Born in the Hunter region of New South Wales, as a youth Philip Wilson studied at St Columba’s College, Springwood and St Patrick’s College Manly before being ordained a priest of the Diocese of Maitland-Newcastle.

Ordained Bishop of Wollongong in 1996, he was seen as an important figure in introducing reforms to help the Catholic Church respond to the issue of child sexual abuse. In 2001, he was appointed Archbishop of Adelaide, a post he held until his resignation in 2018.

“[Archbishop Wilson] made major contributions to the Church and the wider communities.” – Archbishop Patrick O’Regan

He served as president of the Australian Catholic Bishops Conference for two terms, from 2006 to 2010.

“We know that Philip was much loved by people across the country, but especially in the places he served – in Maitland-Newcastle, in Wollongong and here in Adelaide,” said Archbishop Patrick O’Regan, who last year succeeded Archbishop Wilson.
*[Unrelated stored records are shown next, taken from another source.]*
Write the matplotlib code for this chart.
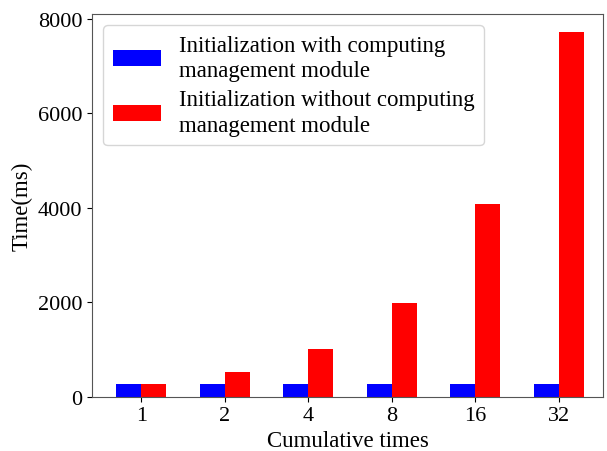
import numpy as np
import matplotlib.pyplot as plt

plt.rcParams['font.family'] = ['Liberation Serif', 'DejaVu Serif']

categories = ['1', '2', '4', '8', '16', '32']
with_module = [260, 260, 260, 260, 260, 260]
without_module = [260, 520, 1020, 1990, 4070, 7720]
labels = ['Initialization with computing\nmanagement module',
          'Initialization without computing\nmanagement module']

x = np.arange(len(categories))
width = 0.3

fig = plt.figure(figsize=(6.07, 4.52), dpi=100)
ax = fig.add_axes([0.1516, 0.12, 0.842, 0.847])

ax.bar(x, with_module, -width, align='edge', color='blue', label=labels[0])
ax.bar(x, without_module, width, align='edge', color='red', label=labels[1])

ax.set_xticks(x)
ax.set_xticklabels(categories)
ax.set_xlim(-0.59, 5.53)
ax.set_ylim(0, 8100)
ax.set_yticks([0, 2000, 4000, 6000, 8000])
ax.tick_params(labelsize=16)
for s in ax.spines.values():
    s.set_color('#555555')

ax.set_xlabel('Cumulative times', fontsize=16.5, labelpad=3)
ax.set_ylabel('Time(ms)', fontsize=16.5)
leg = ax.legend(loc='upper left', fontsize=16.5, handlelength=2.1,
                labelspacing=0.35, borderaxespad=0.5)
for t in leg.get_texts():
    t.set_linespacing(1.3)

fig.savefig('out.png', dpi=100)
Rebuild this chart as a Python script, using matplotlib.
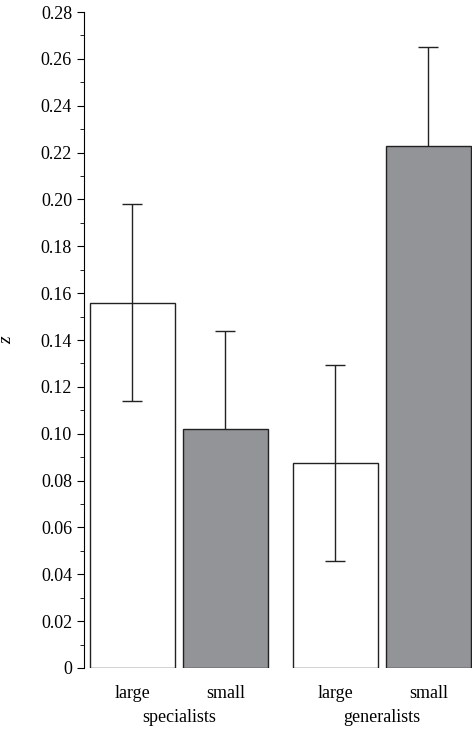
import matplotlib as mpl
mpl.use('Agg')
import matplotlib.pyplot as plt
from matplotlib.ticker import MultipleLocator

plt.rcParams['font.family'] = ['Liberation Serif', 'DejaVu Serif']

sizes = ['large', 'small', 'large', 'small']
groups = ['specialists', 'generalists']
values = [0.156, 0.102, 0.0875, 0.223]
errors = [0.042, 0.042, 0.042, 0.042]
colors = ['none', '#929497', 'none', '#929497']
positions = [0, 1, 2.18, 3.18]

fig = plt.figure(figsize=(4.74, 7.29), dpi=100)
ax = fig.add_axes([0.177, 0.0837, 0.819, 0.8998])

# error bars sit behind the bars; white bars are open so the lower half shows
ax.errorbar(positions, values, yerr=errors, fmt='none', ecolor='#222222',
            elinewidth=1.0, capsize=7, capthick=1.0, zorder=1)
ax.bar(positions, values, width=0.91, color=colors, edgecolor='#222222',
       linewidth=1.0, zorder=2)

ax.set_xlim(-0.52, 3.65)
ax.set_ylim(0, 0.28)
ax.yaxis.set_minor_locator(MultipleLocator(0.01))
ax.set_yticks([i * 0.02 for i in range(15)])
ax.set_yticklabels(['0'] + ['%.2f' % (i * 0.02) for i in range(1, 15)], fontsize=13)
ax.tick_params(axis='y', which='major', direction='out', length=5)
ax.tick_params(axis='y', which='minor', direction='out', length=3)
ax.set_xticks(positions)
ax.set_xticklabels(sizes, fontsize=13)
ax.tick_params(axis='x', length=0, pad=12)

for s in ['top', 'right', 'bottom']:
    ax.spines[s].set_visible(False)

ax.set_ylabel('z', fontsize=14, style='italic', labelpad=18)

for i, g in enumerate(groups):
    cx = (positions[2 * i] + positions[2 * i + 1]) / 2
    ax.annotate(g, xy=(cx, 0), xycoords=('data', 'axes fraction'),
                xytext=(0, -36), textcoords='offset points', ha='center',
                va='center', fontsize=13)

fig.savefig('out.png', dpi=100)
“He made major contributions to the Church and the wider communities in which he ministered, and was seen as a valuable part of the Bishops Conference, including during four years as president of the national assembly of about 40 bishops.”

Archbishop O’Regan said while his predecessor had been charged with failing to respond adequately to allegations of child sexual abuse while a priest in the Hunter region, he was acquitted of all charges.

“A harrowing period of allegations, charges, conviction and eventually acquittal was a significant chapter on Philip’s life, but his record of supporting and advocating on behalf of victims and survivors is part of his legacy,” Archbishop O’Regan said.

“Philip knew what pain many people had endured and suffered as a result of the sickening actions of some within the Church. He was part of the solution, and widely recognised as such.”

Wollongong’s Bishop Brian Mascord asked for prayers “for Philip, the Wilson family and the Archdiocese of Adelaide at this very sad time”.

Archbishop Anthony Fisher OP recalled Archbishop Wilson’s “paternal” care of the other bishops when he was President of the Bishops’ Conference.

“When I was a young bishop, and especially when I was organising the World Youth Day, he would call out of the blue to ask how I was coping with all the pressure,” he said.

Archbishop Wilson later welcomed Pope Benedict to Australia for World Youth Day in 2008 “with great aplomb”, he added.

Along with Cardinal Pell, Archbishop Wilson was wrongly convicted in the wake of the child sexual abuse crisis,” Archbishop Fisher said.

“It seems to me that involuntarily but in a generous spirit, both men did penance and reparation on behalf of the whole Church for the crimes committed against young people. It is noteworthy that both men were the very ones who, along with Bishop Robinson, led the efforts for reform in this area in the Church in Australia.

“This year’s Plenary Council will in some sense be a memorial to Archbishop Wilson, as it was he who first pressed for one to be held in Australia a century after the last one. May he Rest In Peace.“

Details of Archbishop Wilson’s funeral have not yet been finalised.